Это было все, что осталось у него в жизни, что пока еще роднило его с землей и со всем этим огромным, сияющим под холодным солнцем миром» (5, 491—492).

Разве это — не проза Шолохова, так легко узнаваемая и по «Донским рассказам», и по первым трем книгам «Тихого Дона», и по первой книге «Поднятой целины»? И разве не шолоховская сила трагической правды и художественной убедительности заключена в этом горьком финале, к которому писатель шел долго и трудно?

Однако, самым горьким для Шолохова было то, что сам-то он знал: по жизни — это еще не финал. Шолохова надо читать внимательно — в его прозе многое зашифровано и надо уметь разглядеть этот шифр. Вчитаемся внимательно в последнюю фразу романа: «Это было все, что осталось у него в жизни, что пока еще роднило его с землей...».

Вспомним слова героя романа Харлампия Ермакова, которого Григорий Мелехов любил за безрассудную храбрость и отвагу, его последние в романе слова:

«— Ну, что же, мы-то с тобой выпьем или повременим? Давай за нашу погибель (курсив мой. — Ф. К.) выпьем?» (5, 293).

Этим все сказано: Григорий Мелехов, как и его прототип, Харлампий Ермаков, по правде жизни обречены на гибель.

Однако, как говорил Шолохов, «Писать правду трудно, но еще труднее истину найти...»3 Истину Шолохов ставил выше правды. И в стремлении к ней, оставил в своем романе Григория Мелехова живым, — наедине с Мишаткой. Ибо истина жизни — в ее неукротимости и неостановимости, в ее продолжении. И, как знать, скорбная исповедь солдата Андрея Соколова из рассказа «Судьба человека», горькая и героическая судьба солдат из романа «Они сражались за Родину», — не росли ли они из судьбы Михаила Мелехова, сына Григория Мелехова, который бок о бок с ним встретил Великую Отечественную войну. Вот почему финал «Тихого Дона», при всей его трагичности, остается для Шолохова открытым.

Но при всей открытости его финал «Тихого Дона», завершение трагической судьбы Григория Мелехова, Шолохов воспринимал как глубоко пережитую им личную драму.

Приведу письмо члена-корреспондента РАН В. В. Новикова, которое получил, работая над книгой.
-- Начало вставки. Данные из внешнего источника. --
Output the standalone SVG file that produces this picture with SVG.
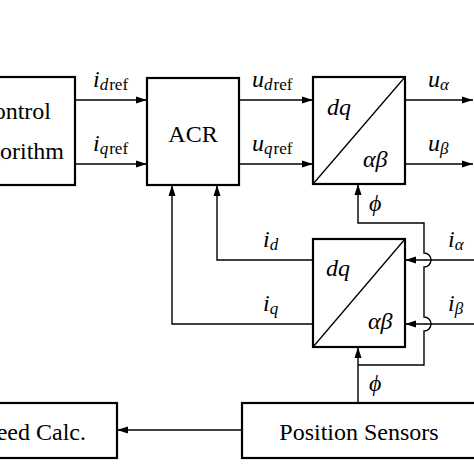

Он пишет, что в свое время Ю. Б. Лукин, редактор «Тихого Дона», с которым они работали в «Правде», со слов Марии Петровны Шолоховой рассказал ему об обстоятельствах завершения работы М. А. Шолохова над романом «Тихий Дон». Вот что рассказала Ю. Б. Лукину М. П. Шолохова:

«Это было в 1939 году. Я на рассвете проснулась и слышу, что-то в кабинете Михаила Александровича не ладно. Свет горит, а уже светло... Я прошла в кабинет и вижу: он стоит у окна, сильно плачет, вздрагивает... Я подошла к нему, обняла, говорю: “Миша, что ты?.. Успокойся...”. А он отвернулся от окна, показал на письменный стол и, сквозь слезы, сказал: “Я закончил...”.